**Job:** Within the material below, transcribe exactly the lines from the one holding "Rebuild this diagram" through the one holding "ball b(41, 40, 2);\\", keeping both ends and skipping the rest.

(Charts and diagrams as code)
________________

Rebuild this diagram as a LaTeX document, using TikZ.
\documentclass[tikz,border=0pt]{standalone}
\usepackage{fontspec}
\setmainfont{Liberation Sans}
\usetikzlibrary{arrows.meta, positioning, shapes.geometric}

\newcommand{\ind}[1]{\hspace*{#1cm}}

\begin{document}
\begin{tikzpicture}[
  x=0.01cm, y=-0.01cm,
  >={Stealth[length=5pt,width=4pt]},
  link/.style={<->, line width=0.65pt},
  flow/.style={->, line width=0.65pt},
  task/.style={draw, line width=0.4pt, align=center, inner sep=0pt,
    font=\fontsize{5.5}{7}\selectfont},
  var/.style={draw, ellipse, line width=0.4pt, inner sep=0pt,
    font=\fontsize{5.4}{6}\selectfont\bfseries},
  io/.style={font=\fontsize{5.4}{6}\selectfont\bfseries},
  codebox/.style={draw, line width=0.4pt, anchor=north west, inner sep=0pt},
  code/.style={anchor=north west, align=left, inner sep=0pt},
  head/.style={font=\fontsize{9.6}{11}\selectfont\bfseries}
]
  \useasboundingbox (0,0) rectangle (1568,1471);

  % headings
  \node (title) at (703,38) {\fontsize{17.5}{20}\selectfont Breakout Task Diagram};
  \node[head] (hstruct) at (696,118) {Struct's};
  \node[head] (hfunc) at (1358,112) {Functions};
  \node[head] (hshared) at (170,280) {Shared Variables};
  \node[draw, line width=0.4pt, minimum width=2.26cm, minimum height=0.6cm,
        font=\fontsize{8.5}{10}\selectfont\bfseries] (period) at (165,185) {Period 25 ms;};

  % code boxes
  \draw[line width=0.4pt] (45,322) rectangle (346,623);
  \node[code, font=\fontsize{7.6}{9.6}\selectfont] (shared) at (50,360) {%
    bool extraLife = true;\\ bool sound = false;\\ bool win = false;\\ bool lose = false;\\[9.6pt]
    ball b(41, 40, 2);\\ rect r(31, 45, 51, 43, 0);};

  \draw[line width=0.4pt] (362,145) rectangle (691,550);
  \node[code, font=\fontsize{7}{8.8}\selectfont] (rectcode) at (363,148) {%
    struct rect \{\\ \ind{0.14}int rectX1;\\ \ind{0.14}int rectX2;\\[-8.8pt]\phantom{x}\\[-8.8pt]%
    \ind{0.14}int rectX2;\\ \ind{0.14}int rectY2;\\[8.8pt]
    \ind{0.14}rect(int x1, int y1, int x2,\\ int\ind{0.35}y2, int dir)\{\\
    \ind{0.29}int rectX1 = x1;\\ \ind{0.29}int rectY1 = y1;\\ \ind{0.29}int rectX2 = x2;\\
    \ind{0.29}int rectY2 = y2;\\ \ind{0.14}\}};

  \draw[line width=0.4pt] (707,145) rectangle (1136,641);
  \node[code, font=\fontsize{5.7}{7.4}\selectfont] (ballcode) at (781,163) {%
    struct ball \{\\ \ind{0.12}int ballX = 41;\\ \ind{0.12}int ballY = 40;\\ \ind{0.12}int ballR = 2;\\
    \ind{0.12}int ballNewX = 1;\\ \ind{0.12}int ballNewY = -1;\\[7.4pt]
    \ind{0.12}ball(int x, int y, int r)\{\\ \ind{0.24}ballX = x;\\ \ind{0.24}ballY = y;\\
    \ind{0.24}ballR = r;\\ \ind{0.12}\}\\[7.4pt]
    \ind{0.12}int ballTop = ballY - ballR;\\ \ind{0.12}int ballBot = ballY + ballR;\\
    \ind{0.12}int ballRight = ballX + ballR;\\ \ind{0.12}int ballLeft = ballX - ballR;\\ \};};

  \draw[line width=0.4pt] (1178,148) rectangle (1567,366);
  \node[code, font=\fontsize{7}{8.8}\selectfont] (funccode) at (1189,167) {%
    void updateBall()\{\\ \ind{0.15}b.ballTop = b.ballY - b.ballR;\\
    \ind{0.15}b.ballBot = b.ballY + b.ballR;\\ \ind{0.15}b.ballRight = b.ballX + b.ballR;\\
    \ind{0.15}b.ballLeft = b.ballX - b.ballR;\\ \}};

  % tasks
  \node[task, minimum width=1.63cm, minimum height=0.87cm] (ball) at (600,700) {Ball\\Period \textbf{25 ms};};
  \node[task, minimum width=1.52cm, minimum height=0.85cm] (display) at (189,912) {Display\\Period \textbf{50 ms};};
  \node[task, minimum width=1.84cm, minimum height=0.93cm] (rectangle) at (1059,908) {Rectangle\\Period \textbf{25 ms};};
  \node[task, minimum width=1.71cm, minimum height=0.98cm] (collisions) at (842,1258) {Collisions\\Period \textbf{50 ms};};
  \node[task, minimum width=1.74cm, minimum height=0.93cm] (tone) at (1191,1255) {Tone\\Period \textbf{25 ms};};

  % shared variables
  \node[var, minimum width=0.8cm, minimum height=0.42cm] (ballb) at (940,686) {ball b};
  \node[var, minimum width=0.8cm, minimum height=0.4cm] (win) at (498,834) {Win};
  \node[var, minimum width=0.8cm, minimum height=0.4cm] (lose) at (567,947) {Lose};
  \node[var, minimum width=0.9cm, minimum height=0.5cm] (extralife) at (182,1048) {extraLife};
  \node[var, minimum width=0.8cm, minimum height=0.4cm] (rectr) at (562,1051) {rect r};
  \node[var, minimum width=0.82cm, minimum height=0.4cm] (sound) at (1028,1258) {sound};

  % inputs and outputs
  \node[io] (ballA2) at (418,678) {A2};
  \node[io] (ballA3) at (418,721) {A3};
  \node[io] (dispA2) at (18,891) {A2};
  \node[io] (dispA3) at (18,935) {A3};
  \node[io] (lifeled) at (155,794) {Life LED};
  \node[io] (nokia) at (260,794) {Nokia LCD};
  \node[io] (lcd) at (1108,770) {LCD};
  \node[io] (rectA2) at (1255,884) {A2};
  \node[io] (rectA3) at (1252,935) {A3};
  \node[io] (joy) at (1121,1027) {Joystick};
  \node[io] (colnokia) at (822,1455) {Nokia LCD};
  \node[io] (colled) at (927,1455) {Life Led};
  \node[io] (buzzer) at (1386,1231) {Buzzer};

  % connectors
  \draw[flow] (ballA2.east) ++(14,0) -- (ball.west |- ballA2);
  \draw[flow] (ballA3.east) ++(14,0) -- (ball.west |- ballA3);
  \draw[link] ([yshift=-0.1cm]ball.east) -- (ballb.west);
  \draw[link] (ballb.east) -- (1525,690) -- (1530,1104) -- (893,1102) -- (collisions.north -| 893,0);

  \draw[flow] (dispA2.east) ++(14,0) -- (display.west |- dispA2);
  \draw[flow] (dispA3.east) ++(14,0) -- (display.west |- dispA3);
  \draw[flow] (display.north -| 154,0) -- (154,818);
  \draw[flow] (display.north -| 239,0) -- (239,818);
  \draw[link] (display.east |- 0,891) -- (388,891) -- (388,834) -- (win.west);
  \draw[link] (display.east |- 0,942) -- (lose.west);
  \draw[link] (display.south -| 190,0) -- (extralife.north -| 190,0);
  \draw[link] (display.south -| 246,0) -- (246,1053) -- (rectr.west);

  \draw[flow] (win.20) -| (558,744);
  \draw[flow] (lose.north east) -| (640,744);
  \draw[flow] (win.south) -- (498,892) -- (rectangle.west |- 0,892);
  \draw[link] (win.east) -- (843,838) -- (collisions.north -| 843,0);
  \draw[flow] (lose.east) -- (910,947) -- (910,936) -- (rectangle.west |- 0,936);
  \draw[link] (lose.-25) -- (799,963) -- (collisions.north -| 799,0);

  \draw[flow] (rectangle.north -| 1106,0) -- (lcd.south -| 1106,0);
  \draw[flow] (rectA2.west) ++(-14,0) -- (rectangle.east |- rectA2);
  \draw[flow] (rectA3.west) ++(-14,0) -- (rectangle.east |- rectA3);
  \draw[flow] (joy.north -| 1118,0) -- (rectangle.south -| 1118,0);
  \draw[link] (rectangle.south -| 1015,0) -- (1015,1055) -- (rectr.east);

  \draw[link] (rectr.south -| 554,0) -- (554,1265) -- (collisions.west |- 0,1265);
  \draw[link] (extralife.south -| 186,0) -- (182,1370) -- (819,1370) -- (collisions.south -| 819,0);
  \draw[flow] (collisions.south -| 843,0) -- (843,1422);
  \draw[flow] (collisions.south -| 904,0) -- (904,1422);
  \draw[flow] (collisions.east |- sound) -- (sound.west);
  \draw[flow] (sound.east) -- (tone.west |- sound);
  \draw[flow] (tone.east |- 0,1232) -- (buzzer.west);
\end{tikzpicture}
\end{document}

________________

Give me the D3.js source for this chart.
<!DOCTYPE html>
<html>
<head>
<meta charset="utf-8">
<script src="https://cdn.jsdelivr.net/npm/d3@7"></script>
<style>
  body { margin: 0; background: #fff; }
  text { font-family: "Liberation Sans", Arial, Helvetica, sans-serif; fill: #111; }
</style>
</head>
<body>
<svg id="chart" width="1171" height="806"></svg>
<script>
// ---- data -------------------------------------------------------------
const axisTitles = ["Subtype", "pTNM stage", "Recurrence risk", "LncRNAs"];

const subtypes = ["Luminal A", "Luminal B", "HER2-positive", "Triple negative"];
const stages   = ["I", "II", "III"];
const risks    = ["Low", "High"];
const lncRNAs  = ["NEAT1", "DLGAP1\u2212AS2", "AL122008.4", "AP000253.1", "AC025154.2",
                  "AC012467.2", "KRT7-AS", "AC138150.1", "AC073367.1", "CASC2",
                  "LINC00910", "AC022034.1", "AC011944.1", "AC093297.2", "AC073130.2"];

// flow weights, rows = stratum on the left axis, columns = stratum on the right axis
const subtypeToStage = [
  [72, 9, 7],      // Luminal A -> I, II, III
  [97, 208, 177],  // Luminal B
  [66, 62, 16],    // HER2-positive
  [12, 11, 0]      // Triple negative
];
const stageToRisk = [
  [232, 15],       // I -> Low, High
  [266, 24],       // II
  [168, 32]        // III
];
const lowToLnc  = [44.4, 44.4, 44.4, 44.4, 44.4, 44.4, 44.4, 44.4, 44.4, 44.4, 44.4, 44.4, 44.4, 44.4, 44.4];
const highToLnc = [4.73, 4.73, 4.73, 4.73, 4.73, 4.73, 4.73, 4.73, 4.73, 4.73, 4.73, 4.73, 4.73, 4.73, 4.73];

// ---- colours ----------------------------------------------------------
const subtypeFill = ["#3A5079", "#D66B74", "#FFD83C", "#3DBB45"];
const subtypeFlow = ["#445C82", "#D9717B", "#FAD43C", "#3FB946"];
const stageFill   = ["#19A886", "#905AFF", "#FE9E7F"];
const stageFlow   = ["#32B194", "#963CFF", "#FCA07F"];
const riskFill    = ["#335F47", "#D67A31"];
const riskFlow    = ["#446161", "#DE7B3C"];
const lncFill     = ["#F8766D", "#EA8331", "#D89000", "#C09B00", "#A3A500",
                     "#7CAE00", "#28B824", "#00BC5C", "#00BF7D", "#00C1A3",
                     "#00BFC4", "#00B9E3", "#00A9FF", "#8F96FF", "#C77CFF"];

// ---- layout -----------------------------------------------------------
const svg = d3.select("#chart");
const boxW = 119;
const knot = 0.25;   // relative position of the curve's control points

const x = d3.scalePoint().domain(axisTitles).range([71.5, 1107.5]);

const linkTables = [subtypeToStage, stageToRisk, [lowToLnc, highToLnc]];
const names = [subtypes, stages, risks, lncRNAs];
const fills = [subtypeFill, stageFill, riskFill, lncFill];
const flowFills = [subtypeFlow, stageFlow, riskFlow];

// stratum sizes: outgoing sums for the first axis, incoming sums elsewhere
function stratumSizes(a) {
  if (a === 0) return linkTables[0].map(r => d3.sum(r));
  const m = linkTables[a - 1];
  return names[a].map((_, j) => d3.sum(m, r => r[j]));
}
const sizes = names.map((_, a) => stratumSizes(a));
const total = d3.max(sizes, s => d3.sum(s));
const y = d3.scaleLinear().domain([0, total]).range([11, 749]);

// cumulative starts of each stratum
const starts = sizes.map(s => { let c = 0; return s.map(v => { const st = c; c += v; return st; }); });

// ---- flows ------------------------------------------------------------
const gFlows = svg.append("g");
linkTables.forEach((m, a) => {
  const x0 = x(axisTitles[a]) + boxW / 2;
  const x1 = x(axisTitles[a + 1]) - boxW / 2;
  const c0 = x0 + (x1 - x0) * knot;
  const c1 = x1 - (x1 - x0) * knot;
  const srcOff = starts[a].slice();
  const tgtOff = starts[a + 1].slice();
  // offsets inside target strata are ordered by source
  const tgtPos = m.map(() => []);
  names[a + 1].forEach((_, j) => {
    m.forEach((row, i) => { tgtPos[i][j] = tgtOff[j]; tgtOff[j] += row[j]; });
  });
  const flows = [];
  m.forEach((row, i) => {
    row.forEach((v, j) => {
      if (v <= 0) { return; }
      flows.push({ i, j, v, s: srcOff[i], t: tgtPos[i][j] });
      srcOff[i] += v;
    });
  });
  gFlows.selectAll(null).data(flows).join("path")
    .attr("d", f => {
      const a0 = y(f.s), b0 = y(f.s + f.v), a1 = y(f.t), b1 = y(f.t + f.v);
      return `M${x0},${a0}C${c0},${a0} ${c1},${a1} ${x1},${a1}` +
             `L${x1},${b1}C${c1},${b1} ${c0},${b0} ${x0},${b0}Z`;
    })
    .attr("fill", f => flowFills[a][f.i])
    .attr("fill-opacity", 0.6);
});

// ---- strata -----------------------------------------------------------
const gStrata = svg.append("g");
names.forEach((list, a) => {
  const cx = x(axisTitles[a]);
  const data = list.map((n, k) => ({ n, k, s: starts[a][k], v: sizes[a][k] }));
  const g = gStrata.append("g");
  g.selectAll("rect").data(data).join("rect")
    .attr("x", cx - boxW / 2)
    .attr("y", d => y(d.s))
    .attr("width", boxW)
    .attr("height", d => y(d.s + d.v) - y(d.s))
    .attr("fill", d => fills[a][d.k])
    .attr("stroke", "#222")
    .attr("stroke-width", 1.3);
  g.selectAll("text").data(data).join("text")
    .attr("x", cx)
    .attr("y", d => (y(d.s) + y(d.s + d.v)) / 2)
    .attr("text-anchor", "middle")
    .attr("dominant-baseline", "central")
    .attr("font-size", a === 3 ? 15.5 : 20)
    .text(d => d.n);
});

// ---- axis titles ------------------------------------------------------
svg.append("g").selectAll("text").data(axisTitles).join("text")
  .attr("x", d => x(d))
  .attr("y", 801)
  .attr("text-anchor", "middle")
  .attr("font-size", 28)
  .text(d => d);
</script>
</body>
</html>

________________

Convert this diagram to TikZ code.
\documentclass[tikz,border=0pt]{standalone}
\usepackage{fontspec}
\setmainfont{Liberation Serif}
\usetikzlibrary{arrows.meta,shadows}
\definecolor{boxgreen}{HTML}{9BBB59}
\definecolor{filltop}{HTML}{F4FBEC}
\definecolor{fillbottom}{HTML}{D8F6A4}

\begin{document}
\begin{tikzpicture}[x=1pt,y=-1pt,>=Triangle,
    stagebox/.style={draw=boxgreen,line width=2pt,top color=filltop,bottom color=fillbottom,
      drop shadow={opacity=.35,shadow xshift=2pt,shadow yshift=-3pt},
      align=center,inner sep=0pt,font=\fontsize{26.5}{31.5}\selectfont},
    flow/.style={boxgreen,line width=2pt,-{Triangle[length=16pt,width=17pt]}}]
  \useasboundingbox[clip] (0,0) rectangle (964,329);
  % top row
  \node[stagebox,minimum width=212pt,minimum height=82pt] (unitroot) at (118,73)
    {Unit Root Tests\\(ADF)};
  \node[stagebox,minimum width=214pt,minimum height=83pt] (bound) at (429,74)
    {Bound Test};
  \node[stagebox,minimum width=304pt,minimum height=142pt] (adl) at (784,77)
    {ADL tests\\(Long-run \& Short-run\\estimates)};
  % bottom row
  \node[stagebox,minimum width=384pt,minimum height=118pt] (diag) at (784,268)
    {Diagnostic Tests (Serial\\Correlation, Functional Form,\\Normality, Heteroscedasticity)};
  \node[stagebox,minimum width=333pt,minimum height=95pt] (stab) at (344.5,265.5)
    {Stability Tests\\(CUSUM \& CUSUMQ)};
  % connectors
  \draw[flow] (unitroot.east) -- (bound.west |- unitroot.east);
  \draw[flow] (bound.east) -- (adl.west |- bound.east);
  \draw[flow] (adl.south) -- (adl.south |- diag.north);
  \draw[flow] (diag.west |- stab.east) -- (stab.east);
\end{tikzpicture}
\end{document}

________________

**Full solution:**
Rebuild this diagram as a LaTeX document, using TikZ.
\documentclass[tikz,border=0pt]{standalone}
\usepackage{fontspec}
\setmainfont{Liberation Sans}
\usetikzlibrary{arrows.meta, positioning, shapes.geometric}

\newcommand{\ind}[1]{\hspace*{#1cm}}

\begin{document}
\begin{tikzpicture}[
  x=0.01cm, y=-0.01cm,
  >={Stealth[length=5pt,width=4pt]},
  link/.style={<->, line width=0.65pt},
  flow/.style={->, line width=0.65pt},
  task/.style={draw, line width=0.4pt, align=center, inner sep=0pt,
    font=\fontsize{5.5}{7}\selectfont},
  var/.style={draw, ellipse, line width=0.4pt, inner sep=0pt,
    font=\fontsize{5.4}{6}\selectfont\bfseries},
  io/.style={font=\fontsize{5.4}{6}\selectfont\bfseries},
  codebox/.style={draw, line width=0.4pt, anchor=north west, inner sep=0pt},
  code/.style={anchor=north west, align=left, inner sep=0pt},
  head/.style={font=\fontsize{9.6}{11}\selectfont\bfseries}
]
  \useasboundingbox (0,0) rectangle (1568,1471);

  % headings
  \node (title) at (703,38) {\fontsize{17.5}{20}\selectfont Breakout Task Diagram};
  \node[head] (hstruct) at (696,118) {Struct's};
  \node[head] (hfunc) at (1358,112) {Functions};
  \node[head] (hshared) at (170,280) {Shared Variables};
  \node[draw, line width=0.4pt, minimum width=2.26cm, minimum height=0.6cm,
        font=\fontsize{8.5}{10}\selectfont\bfseries] (period) at (165,185) {Period 25 ms;};

  % code boxes
  \draw[line width=0.4pt] (45,322) rectangle (346,623);
  \node[code, font=\fontsize{7.6}{9.6}\selectfont] (shared) at (50,360) {%
    bool extraLife = true;\\ bool sound = false;\\ bool win = false;\\ bool lose = false;\\[9.6pt]
    ball b(41, 40, 2);\\ rect r(31, 45, 51, 43, 0);};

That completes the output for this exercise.